Find the lines below that contain the word "size" and count them. Only the number should be given.

** START OF Data lines **

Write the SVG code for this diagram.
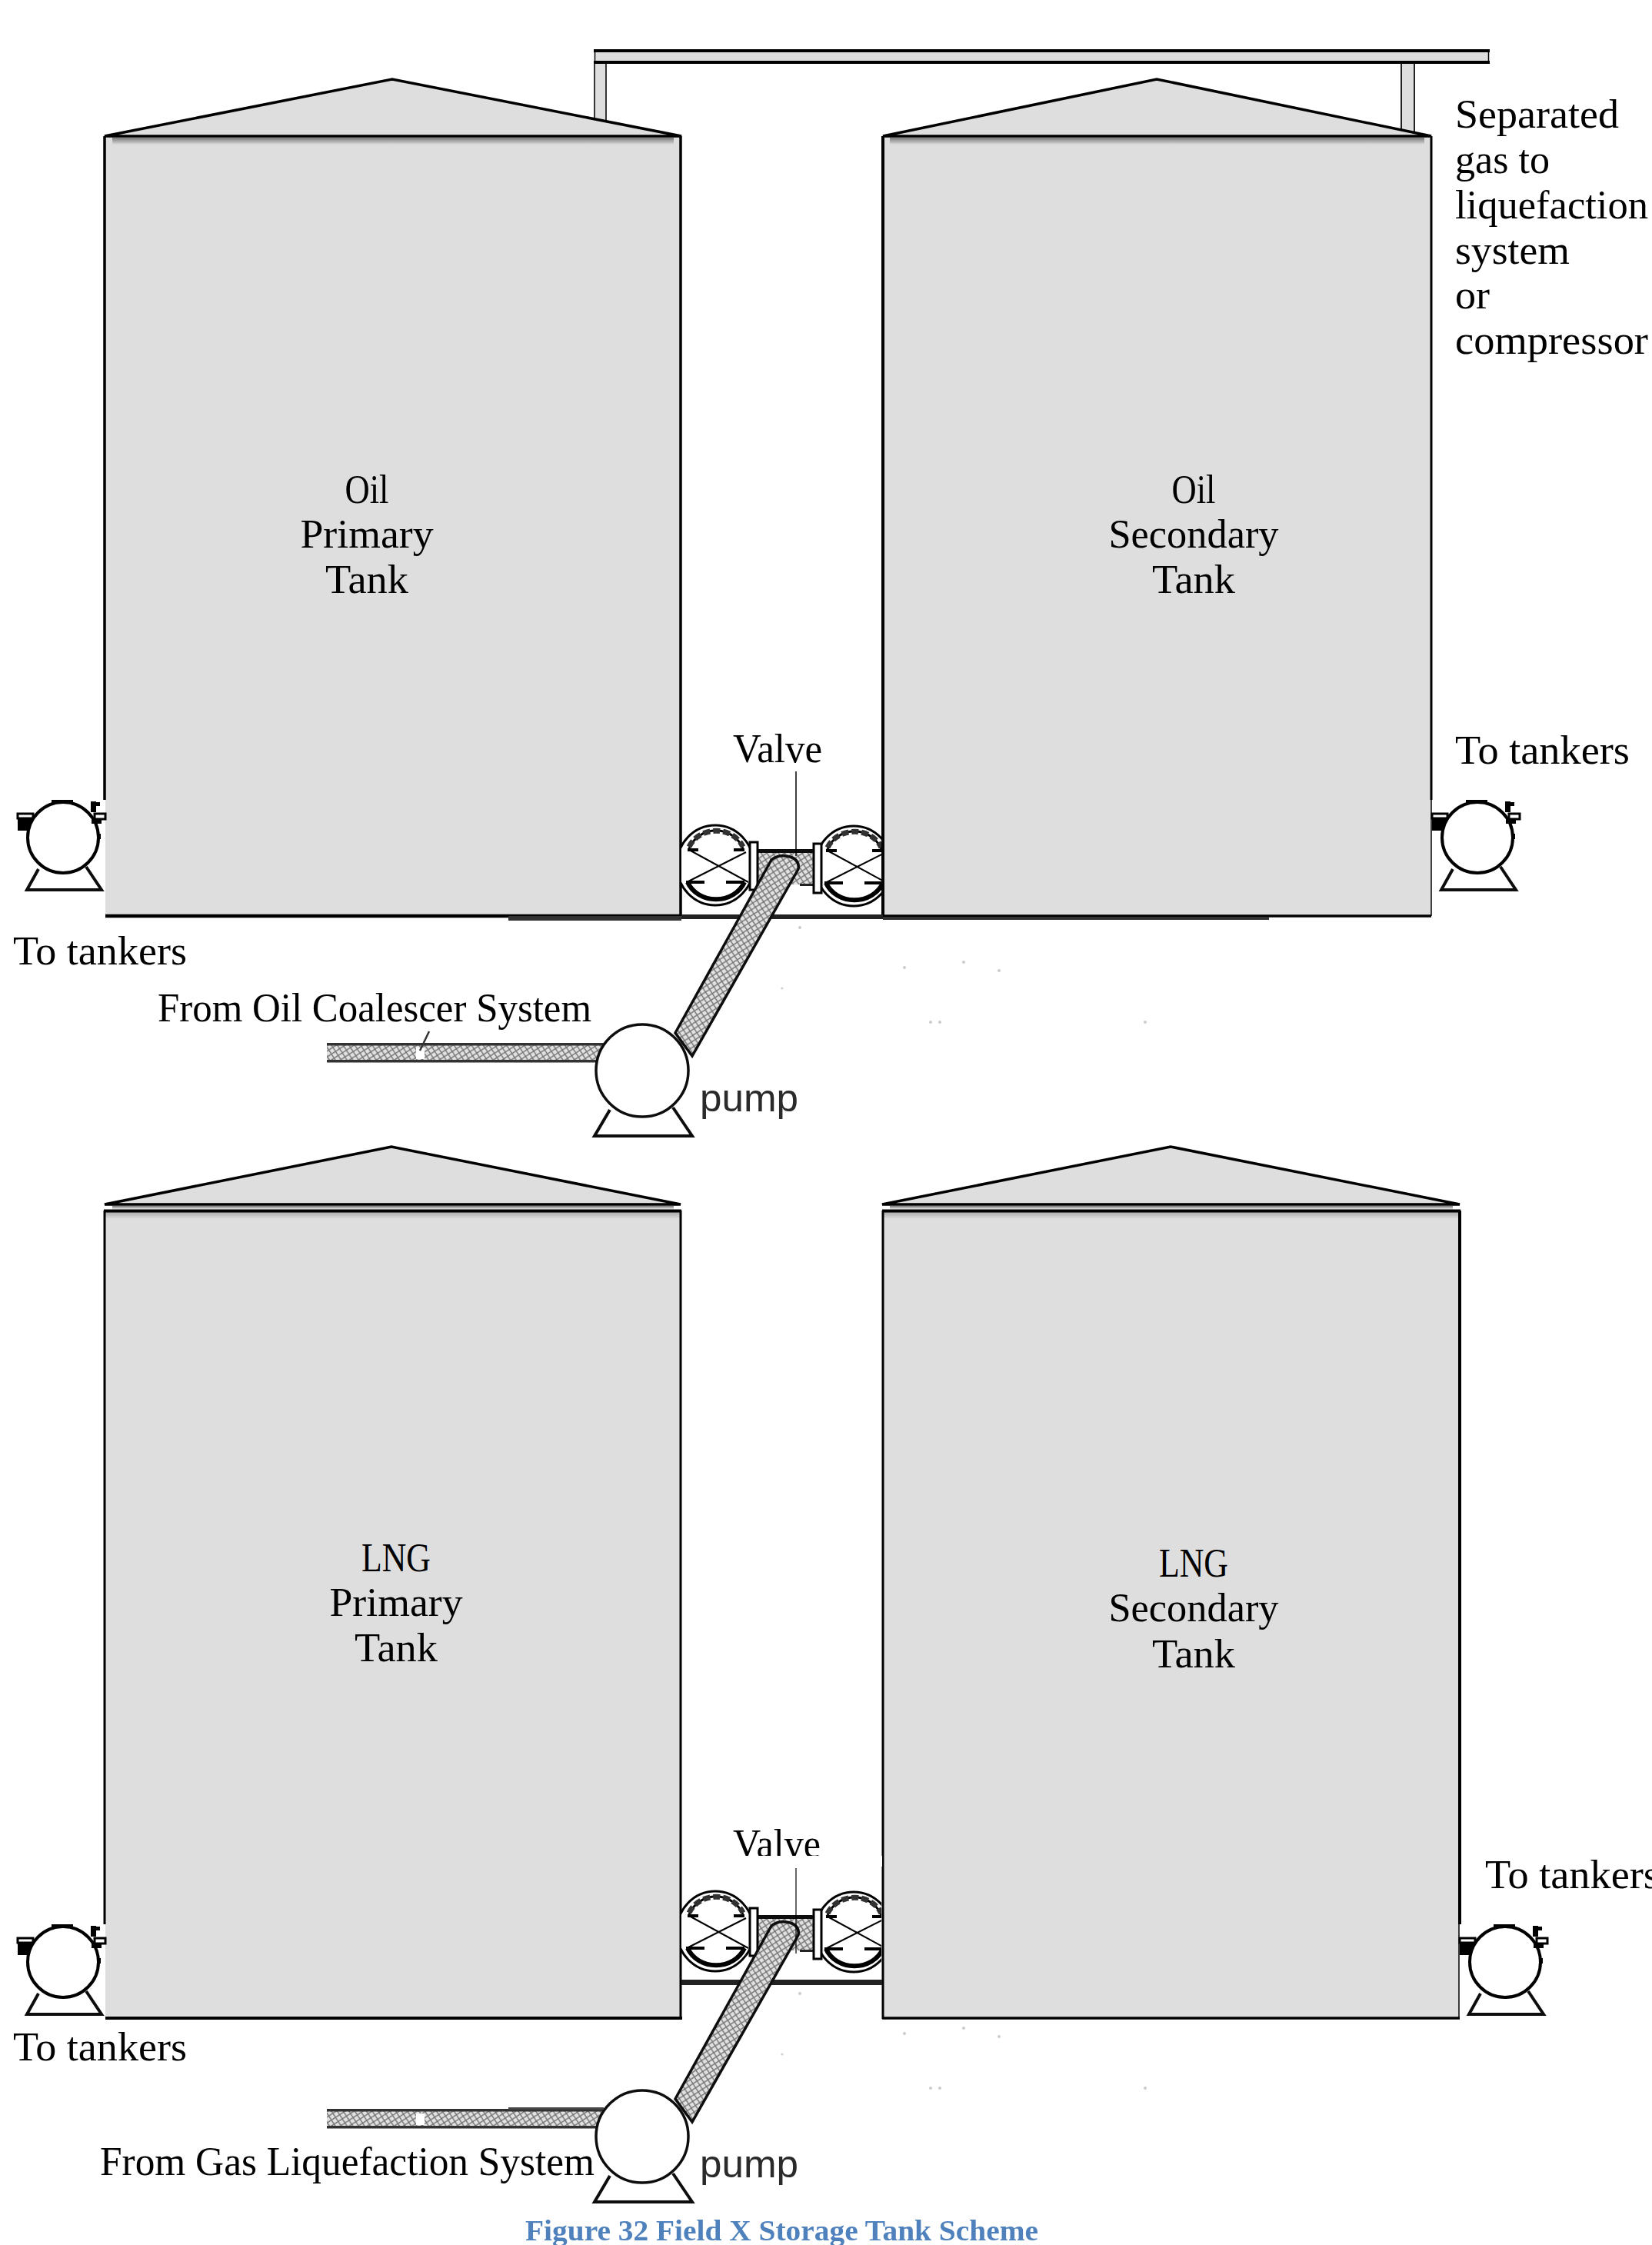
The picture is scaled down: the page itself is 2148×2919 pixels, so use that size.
<svg xmlns="http://www.w3.org/2000/svg" xmlns:xlink="http://www.w3.org/1999/xlink" width="2148" height="2919" viewBox="0 0 2148 2919">
<style>
.tank{fill:#dedede}
.edge{stroke:#000;fill:none;stroke-width:3.5}
.roof{fill:#dedede;stroke:#000;stroke-width:3.5;stroke-linejoin:miter}
.t{font-family:"Liberation Serif",Cambria,serif;font-size:52px;fill:#000}
.ctr{text-anchor:middle}
.cap{font-family:"Liberation Serif",Cambria,serif;font-size:37px;font-weight:bold;fill:#4f81bd}
.pumpword{font-family:"Liberation Sans",Arial,sans-serif;font-size:50px;fill:#2a2a2a}
.ln2{stroke:#111;stroke-width:4;fill:none}
.wh{fill:#fff;stroke:#000;stroke-width:3}
.bk{fill:#000}
.sp{fill:#ccc}
</style>
<defs>
<pattern id="hatch" width="9" height="9" patternUnits="userSpaceOnUse" patternTransform="rotate(12)">
<rect width="9" height="9" fill="#e2e2e2"/>
<path d="M0 4.5L4.5 0L9 4.5L4.5 9Z" fill="none" stroke="#6e6e6e" stroke-width="1.3"/>
</pattern>
<linearGradient id="shade" x1="0" y1="0" x2="0" y2="1">
<stop offset="0" stop-color="#777"/>
<stop offset="1" stop-color="#dedede"/>
</linearGradient>
<linearGradient id="shadew" x1="0" y1="0" x2="0" y2="1">
<stop offset="0" stop-color="#777"/>
<stop offset="1" stop-color="#fff"/>
</linearGradient>
<filter id="soft" x="-5%" y="-50%" width="110%" height="200%"><feGaussianBlur stdDeviation="0.6"/></filter>
<clipPath id="cv1"><rect x="-44" y="-60" width="90" height="120"/></clipPath>
<clipPath id="cv2"><rect x="-42" y="-60" width="78" height="120"/></clipPath>
<g id="smallPump" filter="url(#soft)">
<rect x="-59" y="-31" width="20" height="6" class="wh" stroke-width="2"/>
<rect x="-59" y="-24" width="20" height="15" class="bk"/>
<path d="M-32 41L-47 68H50L30 38" class="ln2"/>
<circle r="46" fill="#fff" stroke="#000" stroke-width="4"/>
<path d="M-15 -46.500H13" stroke="#000" stroke-width="5"/>
<rect x="36" y="-47" width="7" height="14" class="bk"/>
<rect x="43" y="-46" width="5" height="5" class="bk"/>
<rect x="41" y="-31" width="14" height="7" class="wh" stroke-width="2"/>
<rect x="37" y="-24" width="13" height="6" class="bk"/>
<rect x="44" y="-5" width="5" height="7" class="bk"/>
</g>
<g id="valveBody">
<ellipse rx="50" ry="52" fill="#fff" stroke="#000" stroke-width="3"/>
<path d="M-34 -22A38 38 0 0 1 36 -22" fill="none" stroke="#000" stroke-width="3"/>
<path d="M-34 -24A38 34 0 0 1 36 -24" fill="none" stroke="#333" stroke-width="7" stroke-dasharray="9 4"/>
<path d="M-36 -20H-22M24 -20H38M-38 22H-14M14 22H38" stroke="#000" stroke-width="4"/>
<path d="M-34 -20L43 22M-37 22L40 -17" stroke="#000" stroke-width="2"/>
<path d="M-36 22A40 36 0 0 0 38 22" fill="none" stroke="#000" stroke-width="6"/>
</g>
<g id="station">
<g filter="url(#soft)">
<rect x="985" y="1106" width="74" height="44" fill="url(#hatch)"/>
<rect x="985" y="1104" width="74" height="5" fill="#111"/>
<rect x="1040" y="1149" width="19" height="3" fill="#222"/>
<g clip-path="url(#cv1)" transform="translate(930 1125)"><use xlink:href="#valveBody"/></g>
<g clip-path="url(#cv2)" transform="translate(1110 1126)"><use xlink:href="#valveBody"/></g>
<rect x="975" y="1095" width="10" height="62" class="wh"/>
<rect x="1058" y="1097" width="10" height="64" class="wh"/>
<path d="M878 1343L1003 1118Q1012 1110 1027 1114Q1040 1118 1038 1130L900 1373Z" fill="url(#hatch)" stroke="#111" stroke-width="3.500"/>
<rect x="425" y="1359" width="370" height="20" fill="url(#hatch)"/>
<rect x="425" y="1356" width="365" height="3.500" fill="#333"/>
<rect x="425" y="1378" width="365" height="3.500" fill="#333"/>
<rect x="541" y="1362" width="11" height="15" fill="#fff"/>
<path d="M793 1443L773 1477H900L875 1440" class="ln2"/>
<circle cx="835" cy="1392" r="60" fill="#fff" stroke="#111" stroke-width="3.500"/>
<text x="910" y="1445" class="pumpword" textLength="128" lengthAdjust="spacingAndGlyphs">pump</text>
</g>
<g class="sp">
<circle cx="1040" cy="1206" r="2"/><circle cx="1176" cy="1258" r="2"/><circle cx="1253" cy="1251" r="2"/><circle cx="1299" cy="1262" r="2"/>
<circle cx="1210" cy="1329" r="2"/><circle cx="1222" cy="1329" r="2"/><circle cx="1489" cy="1329" r="2"/><circle cx="1017" cy="1285" r="1.500"/>
</g>
</g>
</defs>
<rect width="2148" height="2919" fill="#fff"/>

<g id="connectors">
<g id="gas-line">
<rect x="773" y="80" width="15" height="80" fill="#dedede"/>
<path d="M773 80V155M788 80V158" stroke="#222" stroke-width="1.800"/>
<rect x="1822" y="80" width="17" height="95" fill="#dedede"/>
<path d="M1822 80V170M1839 80V174" stroke="#222" stroke-width="2"/>
<rect x="773" y="66" width="1163" height="15" fill="#dedede"/>
<path d="M772 66H1937M772 81H1937" stroke="#000" stroke-width="4"/>
<path d="M773.500 66V81M1935.500 66V81" stroke="#000" stroke-width="1.500"/>
</g>
</g>

<g id="oil-primary-tank">
<rect class="tank" x="137" y="177" width="748" height="1013"/>
<rect x="146" y="179" width="730" height="9" fill="url(#shade)"/>
<path class="roof" d="M136 177L510 103L886 177Z"/>
<path class="edge" d="M136 177V1040" stroke-width="3"/>
<path class="edge" d="M885 177V1191" stroke-width="3"/>
<path d="M137 1191H886" stroke="#000" stroke-width="4.500"/>
<text class="t ctr" x="477" y="654" textLength="57" lengthAdjust="spacingAndGlyphs">Oil</text>
<text class="t ctr" x="477" y="712" textLength="173" lengthAdjust="spacingAndGlyphs">Primary</text>
<text class="t ctr" x="477" y="771" textLength="108" lengthAdjust="spacingAndGlyphs">Tank</text>
</g>

<g id="oil-secondary-tank">
<rect class="tank" x="1148" y="177" width="713" height="1013"/>
<rect x="1157" y="179" width="695" height="9" fill="url(#shade)"/>
<path class="roof" d="M1148 177L1504 103L1861 177Z"/>
<path d="M1148 177V1191" stroke="#000" stroke-width="4"/>
<path d="M1861 177V1040" stroke="#000" stroke-width="3"/>
<path d="M1861 1040V1191" stroke="#000" stroke-width="1.500"/>
<path d="M1148 1191H1861" stroke="#000" stroke-width="3.500"/>
<text class="t ctr" x="1552" y="654" textLength="57" lengthAdjust="spacingAndGlyphs">Oil</text>
<text class="t ctr" x="1552" y="712" textLength="221" lengthAdjust="spacingAndGlyphs">Secondary</text>
<text class="t ctr" x="1552" y="771" textLength="108" lengthAdjust="spacingAndGlyphs">Tank</text>
</g>

<g id="lng-primary-tank">
<rect class="tank" x="137" y="1574" width="748" height="1049"/>
<rect x="137" y="1576" width="748" height="9" fill="url(#shade)" opacity="0.5"/>
<rect x="146" y="1568" width="730" height="5" fill="url(#shadew)"/>
<path class="roof" d="M136 1566L509 1491L885 1566Z"/>
<path d="M135 1574.500H886" stroke="#000" stroke-width="4"/>
<path d="M136 1574V2502" stroke="#000" stroke-width="3"/>
<path d="M885 1574V2625" stroke="#000" stroke-width="3"/>
<path d="M137 2624H887" stroke="#000" stroke-width="4"/>
<text class="t ctr" x="515" y="2043" textLength="90" lengthAdjust="spacingAndGlyphs">LNG</text>
<text class="t ctr" x="515" y="2101" textLength="173" lengthAdjust="spacingAndGlyphs">Primary</text>
<text class="t ctr" x="515" y="2160" textLength="108" lengthAdjust="spacingAndGlyphs">Tank</text>
</g>

<g id="lng-secondary-tank">
<rect class="tank" x="1148" y="1574" width="749" height="1049"/>
<rect x="1148" y="1576" width="749" height="9" fill="url(#shade)" opacity="0.5"/>
<rect x="1157" y="1568" width="732" height="5" fill="url(#shadew)"/>
<path class="roof" d="M1147 1566L1522 1491L1898 1566Z"/>
<path d="M1147 1574.500H1899" stroke="#000" stroke-width="4"/>
<path d="M1148 1574V2625" stroke="#000" stroke-width="3"/>
<path d="M1898 1574V2502" stroke="#000" stroke-width="4"/>
<path d="M1897 2502V2624" stroke="#000" stroke-width="1.500"/>
<path d="M1147 2624H1898" stroke="#000" stroke-width="3.500"/>
<text class="t ctr" x="1552" y="2050" textLength="90" lengthAdjust="spacingAndGlyphs">LNG</text>
<text class="t ctr" x="1552" y="2108" textLength="221" lengthAdjust="spacingAndGlyphs">Secondary</text>
<text class="t ctr" x="1552" y="2168" textLength="108" lengthAdjust="spacingAndGlyphs">Tank</text>
</g>

<g id="oil-station">
<rect x="661" y="1191" width="225" height="6" fill="#333" filter="url(#soft)"/>
<rect x="886" y="1189" width="262" height="6" fill="#222" filter="url(#soft)"/>
<rect x="1148" y="1192" width="502" height="4" fill="#333" filter="url(#soft)"/>
<use xlink:href="#station"/>
<path d="M558 1341L546 1366" stroke="#333" stroke-width="2.500"/>
<path d="M1035 1003V1113" stroke="#000" stroke-width="1.500"/>
</g>

<g id="lng-station">
<text class="t" x="953" y="2415" textLength="114" lengthAdjust="spacingAndGlyphs">Valve</text>
<rect x="887" y="2413" width="260" height="14" fill="#fff"/>
<rect x="886" y="2574" width="261" height="7" fill="#222" filter="url(#soft)"/>
<g transform="translate(0 1386)"><use xlink:href="#station"/></g>
<rect x="661" y="2740" width="124" height="3" fill="#444" filter="url(#soft)"/>
<path d="M1035 2429V2540" stroke="#000" stroke-width="1.200"/>
</g>

<g id="pump-oil-left"><use xlink:href="#smallPump" x="82" y="1089"/></g>
<g id="pump-oil-right"><use xlink:href="#smallPump" x="1921" y="1089"/></g>
<g id="pump-lng-left"><use xlink:href="#smallPump" x="82" y="2551"/></g>
<g id="pump-lng-right"><use xlink:href="#smallPump" x="1957" y="2551"/></g>

<g id="labels">
<text class="t" x="1892" y="166" textLength="213" lengthAdjust="spacingAndGlyphs">Separated</text>
<text class="t" x="1892" y="225" textLength="123" lengthAdjust="spacingAndGlyphs">gas to</text>
<text class="t" x="1892" y="284" textLength="251" lengthAdjust="spacingAndGlyphs">liquefaction</text>
<text class="t" x="1892" y="343" textLength="149" lengthAdjust="spacingAndGlyphs">system</text>
<text class="t" x="1892" y="401" textLength="45" lengthAdjust="spacingAndGlyphs">or</text>
<text class="t" x="1892" y="460" textLength="251" lengthAdjust="spacingAndGlyphs">compressor</text>
<text class="t" x="953" y="991" textLength="116" lengthAdjust="spacingAndGlyphs">Valve</text>
<text class="t" x="1892" y="993" textLength="227" lengthAdjust="spacingAndGlyphs">To tankers</text>
<text class="t" x="17" y="1254" textLength="226" lengthAdjust="spacingAndGlyphs">To tankers</text>
<text class="t" x="205" y="1328" textLength="564" lengthAdjust="spacingAndGlyphs">From Oil Coalescer System</text>
<text class="t" x="1931" y="2455" textLength="227" lengthAdjust="spacingAndGlyphs">To tankers</text>
<text class="t" x="17" y="2679" textLength="226" lengthAdjust="spacingAndGlyphs">To tankers</text>
<text class="t" x="130" y="2828" textLength="643" lengthAdjust="spacingAndGlyphs">From Gas Liquefaction System</text>
<text class="cap" x="683" y="2913" textLength="667" lengthAdjust="spacingAndGlyphs">Figure 32 Field X Storage Tank Scheme</text>
</g>
</svg>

** END OF Data lines **

▶ Correct output:
4